Ultimately, cost reduction could be a crucial factor in deciding long-duration storage winners since, as with short-duration applications, economics are the most important deciding factor for project owners and developers.

With long-duration storage, capital cost emerged as the most important single procurement criterion. “This is understandable since availability of capital can be a limiting factor for energy storage projects,” the report notes.

Alongside capital cost, energy storage procurers valued the financial strength of the vendor. Other criteria that were found to have significant impacts on decision making included:

  • The safety of the technology.
  • The levelised cost of storage in specific applications.
  • An asset’s ability to be used flexibly and to provide short-duration storage.
  • Its energy density or footprint.
  • Its loss of capacity or power over the project’s life. 

Keen to evaluate long-duration storage

Overall, survey respondents seemed keen to evaluate long-duration storage on a range of measures.

“A critical question when evaluating any storage technology is not just ‘how much does it cost?’ but also ‘what value can it deliver?’” said one.

The research comes amid growing interest in new storage applications that extend beyond the classic short-term ancillary services use cases that have proved most profitable for grid-scale battery systems until now.

As the study points out, island communities, mining operations and community-scale micro-grids are increasingly looking to self-consume renewable energy on an almost continuous basis.

In most cases this can only be achieved with long-duration storage or a complex combination of intermittent renewables with non-intermittent sources such as mini-hydro or biogas. 

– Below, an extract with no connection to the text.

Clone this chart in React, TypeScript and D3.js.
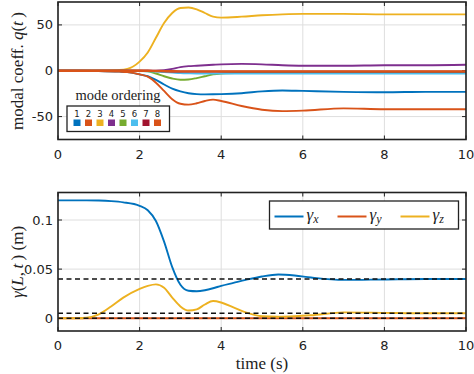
import * as d3 from 'd3';

const W = 474;
const H = 374;

// top panel: modal coefficients
const T1 = [0, 0.5, 1, 1.5, 1.7, 2, 2.2, 2.4, 2.6, 2.8, 3.0, 3.2, 3.4, 3.6, 3.8, 4.0, 4.5, 5, 5.5, 6, 7, 8, 9, 10];
const mode1 = [0, 0, -0.3, -1, -1.5, -4, -6, -10, -15, -19.5, -22.5, -24.5, -25.5, -25.8, -25.7, -25.5, -24.5, -22.5, -21.5, -22, -23, -23.5, -23, -23];
const mode2 = [0, 0, -0.3, -1, -1.5, -4, -6.5, -13, -22, -31, -36, -37, -35.5, -33, -31.5, -33, -38.5, -42.5, -44, -43.5, -41, -42, -42, -42];
const mode3 = [0, 0, 0.2, 0.8, 2, 10, 20, 36, 52, 63, 68.5, 69, 67, 63, 59, 58, 59, 60.5, 61.5, 62, 62, 61.5, 61.5, 61.5];
const mode4 = [0, 0, 0, 0, 0, 0, 0, 0, 0.5, 2, 4, 5, 5.5, 6, 6.5, 7, 7.5, 7, 6, 5.5, 5.5, 6, 6, 6.5];
const mode5 = [0, 0, 0, 0, 0, 0, -0.5, -3, -6, -8.5, -9.8, -9.5, -8, -6, -4, -3, -2.2, -2, -2, -2, -2, -2, -2, -2];
const mode6 = [0, 0, 0, 0, 0, -0.3, -0.6, -1, -1.5, -2, -2.5, -2.8, -3, -3, -3, -3, -3, -3, -3, -3, -3, -3, -3, -3];
const mode7 = [0, 0, 0, 0, 0, 0, 0, -0.3, -0.5, -0.8, -1, -1, -1, -1, -1, -1, -1, -1, -1, -1, -1, -1, -1, -1];
const mode8 = [0, 0, 0, 0, 0, 0, 0, -0.2, -0.4, -0.6, -0.7, -0.7, -0.7, -0.7, -0.7, -0.7, -0.7, -0.7, -0.7, -0.7, -0.7, -0.7, -0.7, -0.7];
const MODES = [mode1, mode2, mode3, mode4, mode5, mode6, mode7, mode8];
const MODE_COLORS = ['#0072BD', '#D95319', '#EDB120', '#7E2F8E', '#77AC30', '#4DBEEE', '#A2142F', '#D95319'];
const MODE_LABELS = ['1', '2', '3', '4', '5', '6', '7', '8'];

// bottom panel: tip deflection
const T2 = [0, 0.5, 0.7, 1, 1.3, 1.6, 2, 2.2, 2.4, 2.6, 2.8, 3.0, 3.2, 3.4, 3.6, 3.8, 4.0, 4.3, 4.6, 5, 5.4, 5.8, 6.2, 7, 8, 9, 10];
const gx = [0.12, 0.12, 0.12, 0.1198, 0.1192, 0.118, 0.1145, 0.11, 0.099, 0.078, 0.052, 0.034, 0.028, 0.0275, 0.0285, 0.0305, 0.033, 0.036, 0.039, 0.0425, 0.0445, 0.0435, 0.0415, 0.039, 0.0395, 0.04, 0.04];
const gy = T2.map(() => 0);
const gz = [0, 0, 0.0005, 0.004, 0.012, 0.021, 0.03, 0.033, 0.0345, 0.031, 0.021, 0.012, 0.0078, 0.009, 0.014, 0.0175, 0.016, 0.011, 0.006, 0.002, 0.0015, 0.002, 0.003, 0.006, 0.0055, 0.005, 0.005];
const GAMMA = [gx, gy, gz];
const GAMMA_COLORS = ['#0072BD', '#D95319', '#EDB120'];
const GAMMA_SUBS = ['x', 'y', 'z'];
const REF_LEVELS = [0.04, 0.005, 0];

const X_TICKS = [0, 2, 4, 6, 8, 10];
const Y1_TICKS = [-50, 0, 50];
const Y2_TICKS = [0, 0.05, 0.1];
const Y2_TICK_LABELS = ['0', '0.05', '0.1'];

const LEFT = 58;
const RIGHT = 466;
const TICK_FONT = '"DejaVu Sans", sans-serif';
const SERIF = '"Liberation Serif", "DejaVu Serif", serif';

const x = d3.scaleLinear().domain([0, 10]).range([LEFT, RIGHT]);
const y1 = d3.scaleLinear().domain([-75, 75]).range([139.5, 2]);
const y2 = d3.scaleLinear().domain([-0.013, 0.128]).range([331, 192.5]);

function Frame({ y, ticks, labels, top, bottom }: { y: d3.ScaleLinear<number, number>; ticks: number[]; labels: string[]; top: number; bottom: number }) {
  return (
    <g>
      {X_TICKS.map((t) => (
        <g key={'x' + t}>
          <line x1={x(t)} x2={x(t)} y1={top} y2={bottom} stroke="#dedede" strokeWidth={1} />
          <line x1={x(t)} x2={x(t)} y1={bottom} y2={bottom - 4} stroke="#222" strokeWidth={1} />
          <line x1={x(t)} x2={x(t)} y1={top} y2={top + 4} stroke="#222" strokeWidth={1} />
          <text x={x(t)} y={bottom + 19} textAnchor="middle" fontFamily={TICK_FONT} fontSize={13} fill="#222">{t}</text>
        </g>
      ))}
      {ticks.map((v, i) => (
        <g key={'y' + v}>
          <line x1={LEFT} x2={RIGHT} y1={y(v)} y2={y(v)} stroke="#dedede" strokeWidth={1} />
          <line x1={LEFT} x2={LEFT + 4} y1={y(v)} y2={y(v)} stroke="#222" strokeWidth={1} />
          <line x1={RIGHT} x2={RIGHT - 4} y1={y(v)} y2={y(v)} stroke="#222" strokeWidth={1} />
          <text x={LEFT - 5} y={y(v) + 4.5} textAnchor="end" fontFamily={TICK_FONT} fontSize={13} fill="#222">{labels[i]}</text>
        </g>
      ))}
    </g>
  );
}

export default function App() {
  const line1 = (vals: number[]) =>
    d3.line<number>().x((_, i) => x(T1[i])).y((d) => y1(d)).curve(d3.curveMonotoneX)(vals) ?? '';
  const line2 = (vals: number[]) =>
    d3.line<number>().x((_, i) => x(T2[i])).y((d) => y2(d)).curve(d3.curveMonotoneX)(vals) ?? '';

  const top1 = y1(75);
  const bot1 = y1(-75);
  const top2 = y2(0.128);
  const bot2 = y2(-0.013);

  const legX0 = 67;
  const legStep = 11.5;

  return (
    <svg width={W} height={H} style={{ position: 'absolute', left: 0, top: 0, background: '#fff' }}>
      <defs>
        <clipPath id="c1"><rect x={LEFT} y={top1} width={RIGHT - LEFT} height={bot1 - top1} /></clipPath>
        <clipPath id="c2"><rect x={LEFT} y={top2} width={RIGHT - LEFT} height={bot2 - top2} /></clipPath>
      </defs>

      {/* top panel */}
      <Frame y={y1} ticks={Y1_TICKS} labels={Y1_TICKS.map(String)} top={top1} bottom={bot1} />
      <g clipPath="url(#c1)">
        {MODES.map((m, i) => (
          <path key={i} d={line1(m)} fill="none" stroke={MODE_COLORS[i]} strokeWidth={i === 7 ? 2.4 : 1.9} />
        ))}
      </g>
      <rect x={LEFT} y={top1} width={RIGHT - LEFT} height={bot1 - top1} fill="none" stroke="#222" strokeWidth={1.6} />

      <text x={118} y={100} textAnchor="middle" fontFamily={SERIF} fontSize={14.5} fill="#222">mode ordering</text>
      <rect x={legX0} y={106} width={102.5} height={25.5} fill="#fff" stroke="#222" strokeWidth={1.3} />
      {MODE_LABELS.map((lab, i) => (
        <g key={lab}>
          <text x={legX0 + 10 + i * legStep} y={117} textAnchor="middle" fontFamily={TICK_FONT} fontSize={8.5} fill="#222">{lab}</text>
          <rect x={legX0 + 6.5 + i * legStep} y={119.5} width={7} height={6.5} fill={MODE_COLORS[i]} />
        </g>
      ))}

      <text transform="translate(23,71) rotate(-90)" textAnchor="middle" fontFamily={SERIF} fontSize={17} fill="#222">
        modal coeff.{'\u00a0'}
        <tspan fontStyle="italic">q</tspan>(<tspan fontStyle="italic">t</tspan>{'\u2009'})
      </text>

      {/* bottom panel */}
      <Frame y={y2} ticks={Y2_TICKS} labels={Y2_TICK_LABELS} top={top2} bottom={bot2} />
      <g clipPath="url(#c2)">
        {GAMMA.map((g, i) => (
          <path key={i} d={line2(g)} fill="none" stroke={GAMMA_COLORS[i]} strokeWidth={1.9} />
        ))}
        {REF_LEVELS.map((v) => (
          <line key={v} x1={LEFT} x2={RIGHT} y1={y2(v)} y2={y2(v)} stroke="#111" strokeWidth={1.4} strokeDasharray="5,3.5" />
        ))}
      </g>
      <rect x={LEFT} y={top2} width={RIGHT - LEFT} height={bot2 - top2} fill="none" stroke="#222" strokeWidth={1.6} />

      <rect x={269.5} y={201} width={189} height={28} fill="#fff" stroke="#222" strokeWidth={1.3} />
      {GAMMA_SUBS.map((s, i) => {
        const lx = 274.5 + i * 63;
        return (
          <g key={s}>
            <line x1={lx} x2={lx + 29} y1={216.5} y2={216.5} stroke={GAMMA_COLORS[i]} strokeWidth={2} />
            <text x={lx + 32} y={220} fontFamily={SERIF} fontSize={17} fill="#222">
              <tspan fontStyle="italic">γ</tspan>
              <tspan fontStyle="italic" fontSize={12} dy={3}>{s}</tspan>
            </text>
          </g>
        );
      })}

      <text transform="translate(23,262) rotate(-90)" textAnchor="middle" fontFamily={SERIF} fontSize={17} fill="#222">
        <tspan fontStyle="italic">γ</tspan>(<tspan fontStyle="italic">L</tspan>,{'\u2009'}<tspan fontStyle="italic">t</tspan>{'\u2009'}){'\u00a0'}(m)
      </text>
      <text x={262} y={369} textAnchor="middle" fontFamily={SERIF} fontSize={17} fill="#222">time (s)</text>
    </svg>
  );
}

Requirement likely to grow

Furthermore, the requirement for long-duration storage is likely to grow in established energy markets as the penetration of intermittent renewable generation grows.

Bloomberg New Energy Finance’s Global Energy Storage Forecast, 2016-24, for example, predicts that by 2024 renewable energy will have reached 29% grid penetration in Germany to 39% in California.

Writing in the Foreword to the report, Michael Niggli, current ESS board member and former president and chief operating officer of San Diego Gas & Electric, says: “We’re still just scratching the surface.

“Our battery arrays today can help us for seconds, minutes, maybe a couple of hours. But what will happen as our renewable penetration grows and our fossil-fuel plants close down?

“The current duration levels of storage will no longer do. That is why I think we need to start looking at the next frontier for electricity storage: that which can take us to at least four hours and beyond.”